[Entries with chart source code]
◇ ◇ ◇ ◇ ◇

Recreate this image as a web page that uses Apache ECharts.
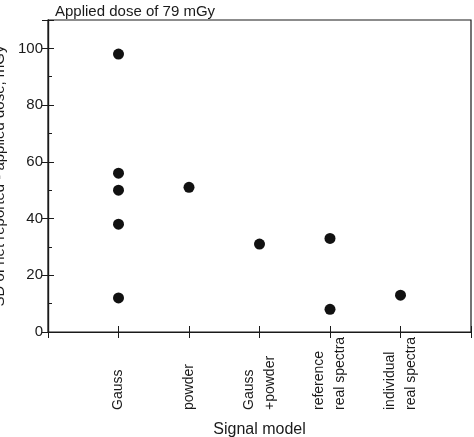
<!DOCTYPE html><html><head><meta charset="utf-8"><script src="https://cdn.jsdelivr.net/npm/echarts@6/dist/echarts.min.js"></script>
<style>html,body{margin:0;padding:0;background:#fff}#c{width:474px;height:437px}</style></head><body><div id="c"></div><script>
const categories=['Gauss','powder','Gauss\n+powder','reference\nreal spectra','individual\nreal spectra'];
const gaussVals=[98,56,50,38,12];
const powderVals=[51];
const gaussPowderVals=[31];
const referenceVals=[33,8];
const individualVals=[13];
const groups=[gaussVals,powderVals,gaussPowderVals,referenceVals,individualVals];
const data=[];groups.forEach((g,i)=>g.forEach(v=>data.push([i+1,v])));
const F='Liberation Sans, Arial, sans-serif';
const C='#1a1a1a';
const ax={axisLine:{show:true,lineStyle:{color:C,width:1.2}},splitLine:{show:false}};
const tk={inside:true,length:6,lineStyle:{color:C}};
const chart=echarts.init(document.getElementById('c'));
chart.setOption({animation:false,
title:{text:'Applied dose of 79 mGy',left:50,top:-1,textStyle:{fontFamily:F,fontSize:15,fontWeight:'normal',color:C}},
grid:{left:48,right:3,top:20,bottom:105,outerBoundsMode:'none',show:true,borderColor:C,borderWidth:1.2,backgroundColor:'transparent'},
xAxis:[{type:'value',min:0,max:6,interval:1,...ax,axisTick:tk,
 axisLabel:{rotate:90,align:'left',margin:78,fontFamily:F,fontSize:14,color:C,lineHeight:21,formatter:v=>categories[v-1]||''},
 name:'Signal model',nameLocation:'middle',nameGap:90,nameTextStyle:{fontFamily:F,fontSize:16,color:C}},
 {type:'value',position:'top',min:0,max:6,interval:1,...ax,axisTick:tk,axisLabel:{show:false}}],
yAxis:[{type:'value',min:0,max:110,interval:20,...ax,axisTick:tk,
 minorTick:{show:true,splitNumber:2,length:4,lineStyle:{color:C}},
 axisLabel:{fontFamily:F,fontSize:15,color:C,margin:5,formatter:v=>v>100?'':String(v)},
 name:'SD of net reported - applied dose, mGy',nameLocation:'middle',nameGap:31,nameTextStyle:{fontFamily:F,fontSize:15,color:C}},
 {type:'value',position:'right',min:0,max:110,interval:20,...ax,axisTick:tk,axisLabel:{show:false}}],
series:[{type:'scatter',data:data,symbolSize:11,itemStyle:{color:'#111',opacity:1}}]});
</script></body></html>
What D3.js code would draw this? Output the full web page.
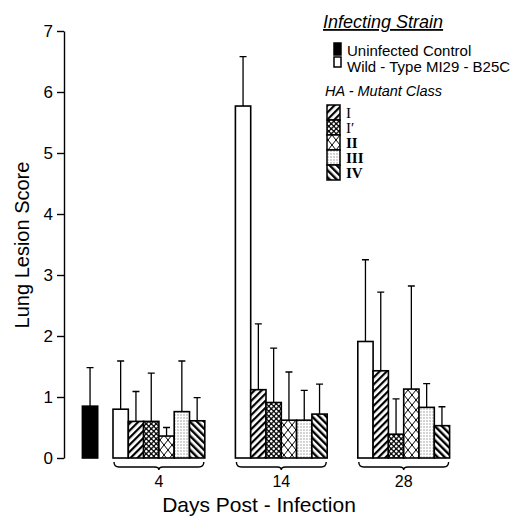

◇ ◇ ◇ ◇ ◇

Return the full material word for word. Do not include the pictures.

*RESPONSE TO THIS EXERCISE*.
Recreate this image as a web page that uses Apache ECharts.
<!DOCTYPE html><html><head><meta charset="utf-8"><script src="https://cdn.jsdelivr.net/npm/echarts@6/dist/echarts.min.js"></script>
<style>html,body{margin:0;padding:0;background:#fff}#c{width:474px;height:437px}</style></head><body><div id="c"></div><script>
const categories=['Gauss','powder','Gauss\n+powder','reference\nreal spectra','individual\nreal spectra'];
const gaussVals=[98,56,50,38,12];
const powderVals=[51];
const gaussPowderVals=[31];
const referenceVals=[33,8];
const individualVals=[13];
const groups=[gaussVals,powderVals,gaussPowderVals,referenceVals,individualVals];
const data=[];groups.forEach((g,i)=>g.forEach(v=>data.push([i+1,v])));
const F='Liberation Sans, Arial, sans-serif';
const C='#1a1a1a';
const ax={axisLine:{show:true,lineStyle:{color:C,width:1.2}},splitLine:{show:false}};
const tk={inside:true,length:6,lineStyle:{color:C}};
const chart=echarts.init(document.getElementById('c'));
chart.setOption({animation:false,
title:{text:'Applied dose of 79 mGy',left:50,top:-1,textStyle:{fontFamily:F,fontSize:15,fontWeight:'normal',color:C}},
grid:{left:48,right:3,top:20,bottom:105,outerBoundsMode:'none',show:true,borderColor:C,borderWidth:1.2,backgroundColor:'transparent'},
xAxis:[{type:'value',min:0,max:6,interval:1,...ax,axisTick:tk,
 axisLabel:{rotate:90,align:'left',margin:78,fontFamily:F,fontSize:14,color:C,lineHeight:21,formatter:v=>categories[v-1]||''},
 name:'Signal model',nameLocation:'middle',nameGap:90,nameTextStyle:{fontFamily:F,fontSize:16,color:C}},
 {type:'value',position:'top',min:0,max:6,interval:1,...ax,axisTick:tk,axisLabel:{show:false}}],
yAxis:[{type:'value',min:0,max:110,interval:20,...ax,axisTick:tk,
 minorTick:{show:true,splitNumber:2,length:4,lineStyle:{color:C}},
 axisLabel:{fontFamily:F,fontSize:15,color:C,margin:5,formatter:v=>v>100?'':String(v)},
 name:'SD of net reported - applied dose, mGy',nameLocation:'middle',nameGap:31,nameTextStyle:{fontFamily:F,fontSize:15,color:C}},
 {type:'value',position:'right',min:0,max:110,interval:20,...ax,axisTick:tk,axisLabel:{show:false}}],
series:[{type:'scatter',data:data,symbolSize:11,itemStyle:{color:'#111',opacity:1}}]});
</script></body></html>
What D3.js code would draw this? Output the full web page.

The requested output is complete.